DEAD SEA DRAWINGS (PART 01)

Edith Dekyndt’s project Lot’s Wife (2009), of which the film Dead Sea Drawings is a part, refers to the fate of Lot’s wife, Edith, as described in the book of Genesis. Ordered by an angel not to look back as they flee the destruction of Sodom and Gomorrah, Edith fails to comply and takes one last look behind her, turning immediately into a pillar of salt.

Situated 422 meters below sea level the Dead Sea is the lowest lake on earth, whilst the region around it is both the cradle of the world’s three main monotheist religions and the site of geo-political tensions, and disputes about water resources between Israel, the kingdom of Jordan and the Palestinian Authority. Each year the Dead Sea shrinks considerably and it seems inevitable that it will disappear in the course of the decades to come. The exceptional physical properties of the salt lake – chiefly its high salinity - make it especially interesting to study; people bathing in the water become weightless and float, whilst the high salinity makes life in the water impossible.

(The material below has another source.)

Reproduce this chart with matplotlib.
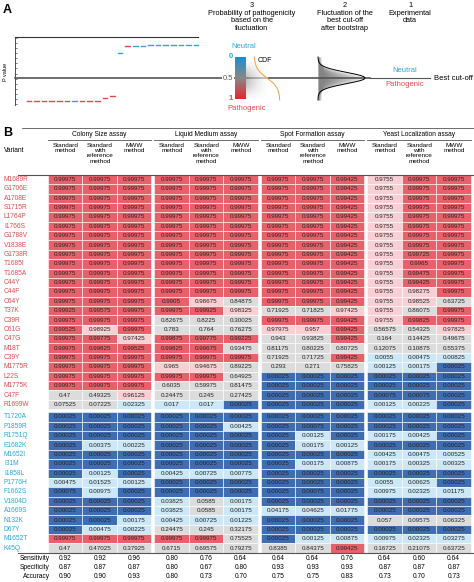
import numpy as np
import matplotlib
matplotlib.use("Agg")
import matplotlib.pyplot as plt
from matplotlib.patches import Rectangle
from matplotlib.colors import LinearSegmentedColormap

plt.rcParams['font.family'] = ['Liberation Sans', 'DejaVu Sans']

assays = ["Colony Size assay", "Liquid Medium assay", "Spot Formation assay", "Yeast Localization assay"]
methods = ["Standard\nmethod", "Standard\nwith\nreference\nmethod", "MWW\nmethod"]

top = 0.99975
path_variants = ["M1689R", "G1706E", "A1708E", "S1715R", "L1764P", "I1766S", "G1788V", "V1838E",
                 "G1738R", "T1685I", "T1685A", "C44Y", "C44F", "C64Y", "T37K", "C39R", "C61G",
                 "C47G", "M18T", "C39Y", "M1775R", "L22S", "M1775K", "C47F", "R1699W"]
yl_ref_top = [top] * 8 + [0.99725, 0.9965, 0.99475, 0.99425]
path_values = [[top, top, top, top, top, top, top, top, 0.99425, 0.9755, r, top] for r in yl_ref_top] + [
    [top, top, top, top, top, top, top, top, 0.99425, 0.9755, 0.98275, top],
    [top, top, top, 0.9905, 0.98675, 0.84875, top, top, 0.99425, 0.9755, 0.98525, 0.63725],
    [0.99925, 0.99575, top, top, 0.99925, 0.98325, 0.71925, 0.71825, 0.97425, 0.9755, 0.86075, top],
    [top, top, top, 0.82675, 0.8225, 0.30025, top, top, 0.99425, 0.9755, 0.99825, top],
    [0.99525, 0.98925, top, 0.783, 0.764, 0.76275, 0.97975, 0.957, 0.99425, 0.56575, 0.54325, 0.97825],
    [top, 0.99775, 0.97425, 0.99875, 0.99775, 0.99225, 0.943, 0.93825, 0.99425, 0.164, 0.14425, 0.49675],
    [top, 0.99825, 0.99525, 0.99825, 0.99675, 0.93475, 0.81175, 0.80225, 0.80725, 0.12075, 0.10875, 0.55375],
    [top, top, top, top, top, top, 0.71925, 0.71725, 0.99425, 0.0055, 0.00475, 0.00825],
    [top, top, top, 0.965, 0.94675, 0.89225, 0.293, 0.271, 0.75825, 0.00125, 0.00175, 0.00025],
    [top, top, top, top, top, 0.64925, 0.00025, 0.00025, 0.00025, 0.00025, 0.00025, 0.00025],
    [top, top, top, 0.6035, 0.59975, 0.81475, 0.00025, 0.00025, 0.00025, 0.00025, 0.00025, 0.00025],
    [0.47, 0.49325, 0.96125, 0.24475, 0.245, 0.27425, 0.00025, 0.00025, 0.00025, 0.00075, 0.00075, 0.00025],
    [0.07525, 0.07225, 0.02325, 0.017, 0.017, 0.00025, 0.00025, 0.00025, 0.00025, 0.00125, 0.00225, 0.00025],
]

b = 0.00025
neut_variants = ["T1720A", "P1859R", "R1751Q", "E1682K", "M1652I", "I31M", "I1858L", "P1776H",
                 "F1662S", "V1804D", "A1669S", "N132K", "D67Y", "M1652T", "K45Q"]
neut_values = [
    [b, b, b, b, b, b, b, b, b, b, b, b],
    [b, b, b, b, b, 0.00425, b, 0.00075, b, b, b, b],
    [b, b, b, b, b, b, b, 0.00125, b, 0.00175, 0.00425, b],
    [b, 0.00375, 0.00225, b, b, b, b, 0.00175, 0.00125, b, b, b],
    [b, b, b, b, b, b, b, b, b, 0.00425, 0.00475, 0.00525],
    [b, b, b, b, b, b, b, 0.00175, 0.00875, 0.00175, 0.00325, 0.00325],
    [b, 0.00125, b, 0.00425, 0.00725, 0.00775, b, b, b, b, b, b],
    [0.00475, 0.01525, 0.00125, b, b, b, b, b, b, 0.0055, 0.00625, b],
    [0.00075, 0.00975, b, b, b, b, b, 0.00075, b, 0.00975, 0.02325, 0.01175],
    [b, b, b, 0.03825, 0.0585, 0.00175, b, b, b, b, b, b],
    [b, b, b, 0.03825, 0.0585, 0.00175, 0.04175, 0.04625, 0.01775, b, b, b],
    [b, b, 0.00175, 0.00425, 0.00725, 0.01225, b, b, b, 0.057, 0.09575, 0.06325],
    [b, 0.00475, 0.00225, 0.24475, 0.245, 0.32175, b, b, b, b, b, b],
    [top, top, top, top, top, 0.75525, b, 0.00125, 0.00875, 0.00975, 0.02325, 0.03275],
    [0.47, 0.47025, 0.37925, 0.6715, 0.69575, 0.79275, 0.8385, 0.84375, 0.99425, 0.16725, 0.21075, 0.63725],
]

stat_names = ["Sensitivity", "Specificity", "Accuracy"]
stat_values = [
    [0.92, 0.92, 0.96, 0.80, 0.76, 0.64, 0.64, 0.64, 0.76, 0.64, 0.60, 0.64],
    [0.87, 0.87, 0.87, 0.80, 0.67, 0.80, 0.93, 0.93, 0.93, 0.87, 0.87, 0.87],
    [0.90, 0.90, 0.93, 0.80, 0.73, 0.70, 0.75, 0.75, 0.83, 0.73, 0.70, 0.73],
]

# panel A step plot (p values, left to right)
step_p = [1e-4] * 10 + [1.5e-4, 2.2e-4, 0.2, 0.55, 0.6, 0.62, 0.63, 0.64, 0.65, 0.66, 0.67, 0.68, 0.69]
step_neutral = [0, 0, 0, 0, 0, 0, 1, 0, 0, 0, 0, 0, 1, 0, 1, 1, 1, 1, 1, 1, 1, 1, 1]

RED = "#e8616a"
PINK = "#f8d0d3"
GRAY = "#dcdcdc"
LBLUE = "#cce8f7"
DBLUE = "#3e6db2"
TRED = "#e34a4f"
TBLUE = "#2aa6dc"


def cell_color(v):
    if v >= 0.99:
        return RED
    if v >= 0.945:
        return PINK
    if v >= 0.05:
        return GRAY
    if v > 0.001:
        return LBLUE
    return DBLUE


def fmt(v):
    s = ("%.5f" % v).rstrip("0")
    return s


fig = plt.figure(figsize=(4.74, 5.82), dpi=100)
ax = fig.add_axes((0, 0, 1, 1))
ax.set_xlim(0, 474)
ax.set_ylim(582, 0)
ax.axis("off")

# ---------------- panel A ----------------
ax.text(3, 10, "A", fontsize=9, fontweight="bold", va="center")
ax.plot([15, 198], [37, 37], color="#333", lw=0.8)
ax.plot([15, 15], [37, 105], color="#333", lw=0.6)
for yy in np.linspace(38, 104, 14):
    ax.plot([15, 17], [yy, yy], color="#333", lw=0.4)
ax.text(6, 72, "P value", fontsize=4, rotation=90, ha="center", va="center")
ax.plot([15, 370], [78, 78], color="#555", lw=1.2)
ax.plot([370, 430], [78, 78], color="#555", lw=0.8)

pa = fig.add_axes((25 / 474, 1 - 105 / 582, 175 / 474, 65 / 582))
pa.set_yscale("log")
pa.set_ylim(5e-5, 1.5)
pa.set_xlim(-0.5, len(step_p) - 0.5)
pa.axis("off")
for i, (p, n) in enumerate(zip(step_p, step_neutral)):
    pa.plot([i - 0.3, i + 0.3], [p, p], color=TBLUE if n else TRED, lw=1)

ax.text(252, 2, "3\nProbability of pathogenicity\nbased on the\nfluctuation", fontsize=5.3,
        ha="center", va="top", linespacing=1.15)
ax.text(345, 2, "2\nFluctuation of the\nbest cut-off\nafter bootstrap", fontsize=5.3,
        ha="center", va="top", linespacing=1.15)
ax.text(410, 2, "1\nExperimental\ndata", fontsize=5.3, ha="center", va="top", linespacing=1.15)

cb = LinearSegmentedColormap.from_list("cb", ["#1a8fd0", "#888888", "#e8262a"])
ax.imshow(np.linspace(0, 1, 100).reshape(-1, 1), cmap=cb, aspect="auto",
          extent=(235, 246, 99, 57), zorder=3)
sh = np.tile(np.linspace(0.5, 0, 30), (40, 1)) * np.sin(np.linspace(0, np.pi, 40))[:, None]
ax.imshow(sh, cmap="Greys", aspect="auto", extent=(246, 268, 100, 60), alpha=0.6, vmin=0, vmax=1, zorder=2)
ax.text(244, 46, "Neutral", color=TBLUE, fontsize=5.5, ha="center", va="center")
ax.text(233, 57, "0", color=TBLUE, fontsize=5.5, fontweight="bold", ha="right", va="center")
ax.text(233, 78, "0.5", color="#555", fontsize=5.5, ha="right", va="center", zorder=4,
        bbox=dict(fc="white", ec="none", pad=0.5))
ax.text(233, 98, "1", color=TRED, fontsize=5.5, fontweight="bold", ha="right", va="center")
ax.text(247, 108, "Pathogenic", color=TRED, fontsize=5.5, ha="center", va="center")
cy = np.linspace(57, 100, 60)
cx = 254 + 26 / (1 + np.exp(-(cy - 78) / 5))
ax.plot(cx, cy, color="#f0a040", lw=0.7)
ax.text(258, 61, "CDF", fontsize=5, va="center")

gy = np.linspace(57, 100, 200)
gx = 318 + 47 * np.exp(-((gy - 78) / 8) ** 2)
for k in range(12):
    f = 1 - k / 12
    ax.fill_betweenx(gy, 318, 318 + (gx - 318) * f + k * 0.3, color="black", alpha=0.05, lw=0)
ax.plot(gx, gy, color="black", lw=0.7)
ax.text(405, 70, "Neutral", color=TBLUE, fontsize=5.5, ha="center", va="center")
ax.text(405, 85, "Pathogenic", color=TRED, fontsize=5.5, ha="center", va="center")
ax.text(434, 78, "Best cut-off", fontsize=5.5, va="center")

# ---------------- panel B ----------------
ax.text(3, 133, "B", fontsize=9, fontweight="bold", va="center")
ax.plot([22, 474], [128, 128], color="#555", lw=0.6)
group_x = [48, 154.5, 261, 367.5]
cw = 34.5
for g, name in enumerate(assays):
    x0 = group_x[g]
    ax.text(x0 + 1.5 * cw, 134.5, name, fontsize=4.8, ha="center", va="center")
    ax.plot([x0, x0 + 3 * cw], [140, 140], color="#555", lw=0.6)
    for m, lab in enumerate(methods):
        ax.text(x0 + (m + 0.5) * cw, 143, lab, fontsize=4.6, ha="center", va="top", linespacing=1.05)
ax.text(4, 150, "Variant", fontsize=4.8, va="center")
ax.plot([18, 474], [175, 175], color="#555", lw=0.8)

rh = 9.37


def draw_rows(names, values, y0, tcolor):
    for i, (name, row) in enumerate(zip(names, values)):
        yc = y0 + i * rh
        ax.text(4, yc, name, color=tcolor, fontsize=4.8, va="center")
        for j, v in enumerate(row):
            x0 = group_x[j // 3] + (j % 3) * cw
            ax.add_patch(Rectangle((x0, yc - rh / 2), cw, rh, fc=cell_color(v), ec="white", lw=0.4))
            ax.text(x0 + cw / 2, yc, fmt(v), fontsize=4.5, ha="center", va="center", color="#222")


draw_rows(path_variants, path_values, 179.5, TRED)
draw_rows(neut_variants, neut_values, 417, TBLUE)

ax.plot([18, 474], [553, 553], color="#555", lw=0.8)
for i, (name, row) in enumerate(zip(stat_names, stat_values)):
    yc = 558 + i * 9.5
    ax.text(50, yc, name, fontsize=4.8, ha="right", va="center")
    for j, v in enumerate(row):
        x0 = group_x[j // 3] + (j % 3) * cw
        ax.text(x0 + cw / 2, yc, "%.2f" % v, fontsize=4.8, ha="center", va="center")

fig.savefig("out.png", dpi=100)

In Dead Sea Drawings, Dekyndt films the surface of the Dead Sea, under which she has placed a sheet of white paper. The shadow of the minerals in the water surface creates a random drawing on the paper: an endless variation of arabesques, which in most Arab countries appear as both writing and motif. The play of arabesques also refers to the Dead Sea Scrolls: a series of Hebrew manuscripts that were discovered in caves near the lake, and which are the oldest known Biblical texts.